2
'GPUs still rule' asserts graphics guru Raja Koduri in response to custom AI silicon advocate
(www.tomshardware.com)
A place for quality hardware news, reviews, and intelligent discussion.
Jensen Huang said it best: a GPU is the perfect balance between being so specialized that it isn't worthwhile, and so general that it becomes just another CPU. And they do have custom silicon when necessary, like the tensor cores but again that's in addition to, not a replacement of the existing hardware. Considering the hundreds of AI accelerator startups (a few of which have already failed), he's right.
He's only right in the short term when the technology isn't stable and the AI software architectures are constantly changing.
Once things stabilize, we're most likely switching to either analog compute in memory or silicon photonics both of which will be far less generic than a GPU, but with such a massive power, performance, and cost advantage that GPUs simply cannot compete.
What does that word salad have to do with AI? ;-)
First-up, here's a Veritasium breakdown of why a lot of next-gen AI is leaning into analog computing to save space and power while increasing total numbers of computations per second.
https://www.youtube.com/watch?v=GVsUOuSjvcg
The unreliability of analog makes it unsuited for the deterministic algorithms we normally run on computers, but doesn't have large negative effects on AI algorithms because of their low fidelity nature (and for some algorithms, getting some free entropy is actually a feature rather than a bug).
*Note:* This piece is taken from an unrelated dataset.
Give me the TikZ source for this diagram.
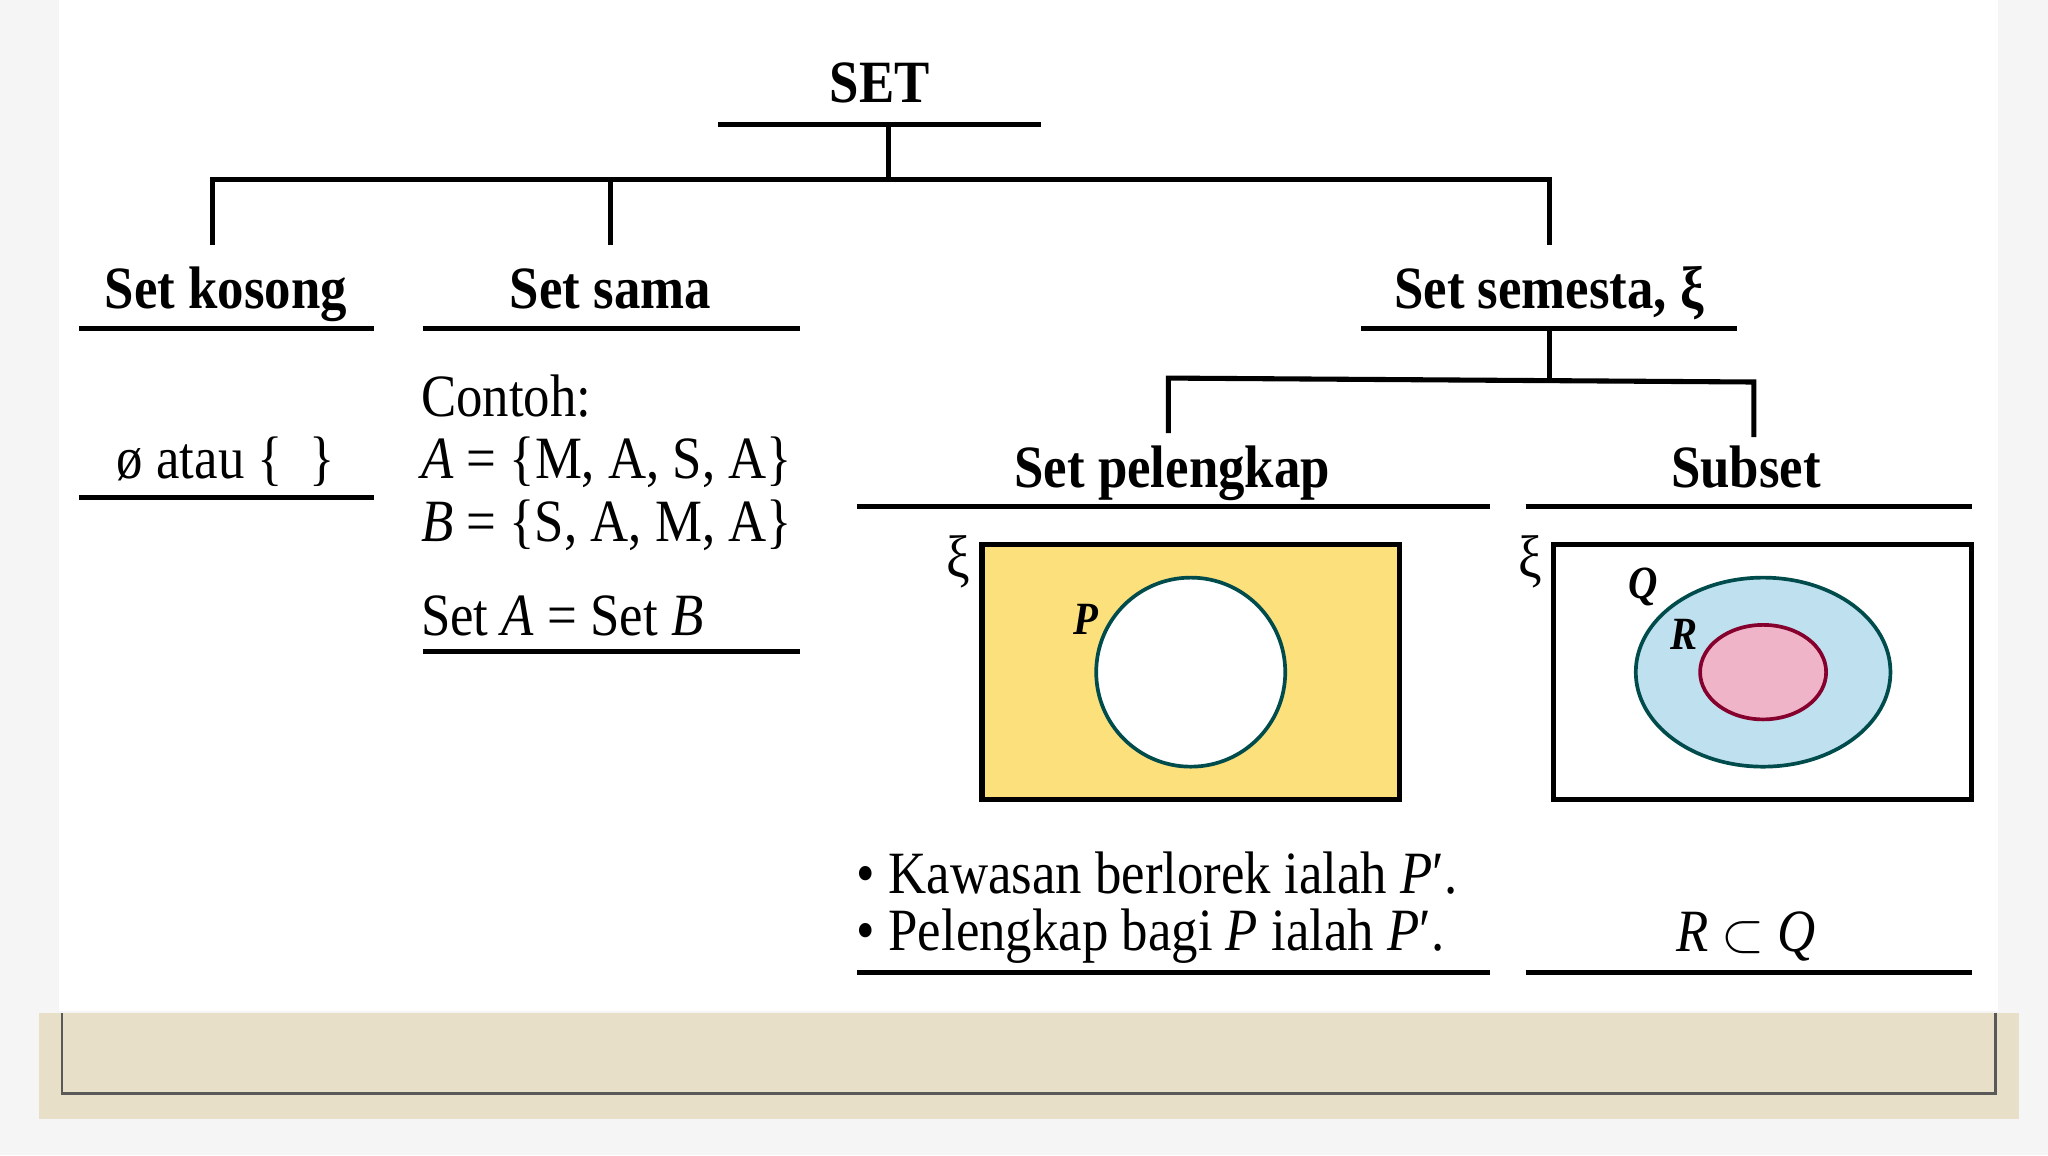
\documentclass[tikz,border=0pt]{standalone}
\usepackage{fontspec}
\setmainfont{Liberation Serif}[FakeStretch=0.88]
\usepackage{amssymb}
\usetikzlibrary{positioning}
\definecolor{beige}{HTML}{E8DFC8}
\definecolor{pale}{HTML}{F5F5F5}
\definecolor{sun}{HTML}{FBE07C}
\definecolor{sky}{HTML}{BFE0EE}
\definecolor{rose}{HTML}{F0B4C8}
\tikzset{
  head/.style={font=\fontsize{13}{15}\selectfont\bfseries, inner sep=0pt, anchor=base},
  txt/.style={font=\fontsize{13}{15}\selectfont, inner sep=0pt},
  lbl/.style={font=\fontsize{10}{12}\selectfont\itshape\bfseries, inner sep=0pt},
  rule/.style={line width=1.1pt}
}
\begin{document}
\begin{tikzpicture}[x=0.01cm,y=-0.01cm]
\useasboundingbox (0,0) rectangle (1560,880);
\fill[pale] (0,0) rectangle (1560,880);
\fill[white] (45,0) rectangle (1522,770);
\fill[beige] (30,772) rectangle (1538,852);
\draw[gray!70!black,line width=0.5pt] (47,772) -- (47,833) -- (1520,833) -- (1520,772);

% headings
\node[head] (set) at (670,78) {SET};
\node[head] (kosong) at (172,235) {Set kosong};
\node[head] (sama) at (465,235) {Set sama};
\node[head] (semesta) at (1180,235) {Set semesta, ξ};
\node[head] (pelengkap) at (893,371) {Set pelengkap};
\node[head] (subset) at (1330,371) {Subset};

% tree lines
\coordinate (j0) at (677,95);
\coordinate (j1) at (677,137);
\draw[rule] (547,95) -- (793,95);
\draw[rule] (j0) -- (j1);
\draw[rule] (162,187) |- (j1) -| (1180,187);
\draw[rule] (465,137) -- (465,187);
\coordinate (j2) at (1180,250);
\coordinate (j3) at (1180,288);
\draw[rule] (j2) -- (j3);
\draw[rule] (890,330) -- (890,288) -- (1336,291) -- (1336,333);

% underlines
\draw[rule] (60,250) -- (285,250);
\draw[rule] (322,250) -- (609,250);
\draw[rule] (1037,250) -- (1323,250);
\draw[rule] (60,379) -- (285,379);
\draw[rule] (322,496) -- (609,496);
\draw[rule] (653,386) -- (1135,386);
\draw[rule] (1162,386) -- (1502,386);
\draw[rule] (653,741) -- (1135,741);
\draw[rule] (1162,741) -- (1502,741);

% texts
\node[txt] (empty) at (172,352) {ø atau \{ \ \}};
\node[txt,anchor=west] (contoh) at (320,302) {Contoh:};
\node[txt,anchor=west] (seta) at (320,352) {\textit{A} = \{M, A, S, A\}};
\node[txt,anchor=west] (setb) at (320,400) {\textit{B} = \{S, A, M, A\}};
\node[txt,anchor=west] (equal) at (320,469) {Set \textit{A} = Set \textit{B}};
\node[txt,anchor=west] (kawasan) at (652,665) {• Kawasan berlorek ialah \textit{P}′.};
\node[txt,anchor=west] (bagi) at (652,713) {• Pelengkap bagi \textit{P} ialah \textit{P}′.};
\node[txt] (rq) at (1330,713) {\textit{R} $\subset$ \textit{Q}};

% complement diagram
\draw[line width=1.1pt,fill=sun] (748,415) rectangle (1066,609);
\draw[line width=0.8pt,draw=teal!60!black,fill=white] (907,512) circle (72);
\node[lbl] (p) at (827,472) {P};
\node[txt] (xi1) at (730,428) {ξ};

% subset diagram
\draw[line width=1.1pt,fill=white] (1183,415) rectangle (1502,609);
\draw[line width=0.8pt,draw=teal!60!black,fill=sky] (1343,512) ellipse (97 and 72);
\draw[line width=0.8pt,draw=purple!70!black,fill=rose] (1343,512) ellipse (48 and 36);
\node[lbl] (q) at (1252,447) {Q};
\node[lbl] (r) at (1283,483) {R};
\node[txt] (xi2) at (1166,428) {ξ};
\end{tikzpicture}
\end{document}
Here's an Asianometry breakdown of silicon photonics
https://www.youtube.com/watch?v=t0yj4hBDUsc
Silicon Photonics is the use of light between transistors. It's been in research for decades and is already seeing limited use in some networking applications. IBM in particular has been researching this for a very long time in hopes of solving some chip communication issues, but there are a lot of technical issues to solve to put billions of these things in a CPU.
AI changed the equation because it allows analog compute. A multiply generally takes 4-5 cycles with each cycle doing a bunch of shift then add operations in series. With silicon photonics, this is as simple as turning on two emitters, merging the light, then recording the output. If you want to multiply 10 numbers together, you can do it in ONE cycle instead of 40-50 on a normal chip (not including all the setup instructions likely needed by that normal multiplier circuit).
Here's a quick IBM explainer on in-memory compute.
https://www.youtube.com/watch?v=BTnr8z-ePR4
Basically, it takes several times more energy to move two numbers into a CPU than it does to add them together. Ohm's law allows us to do analog multiplication by connecting various resistors and measuring the output.
You can use this to do calculations and the beauty is that your data hardly has to travel at all and you were already having to use energy to refresh it frequently anyway. The total clockspeed is far lower due to physics limitations of capacitors, but if you can be calculating every single cell of a multi-terabyte matrix at the same time, that really doesn't matter as your total compute power will be massively faster in aggregate AND use several times less power.
Of course, all these analog alternatives have absolutely nothing in common with modern GPUs, but simple operations are massively more power efficient with in-memory compute and complex operations are massively more power efficient with silicon photonics.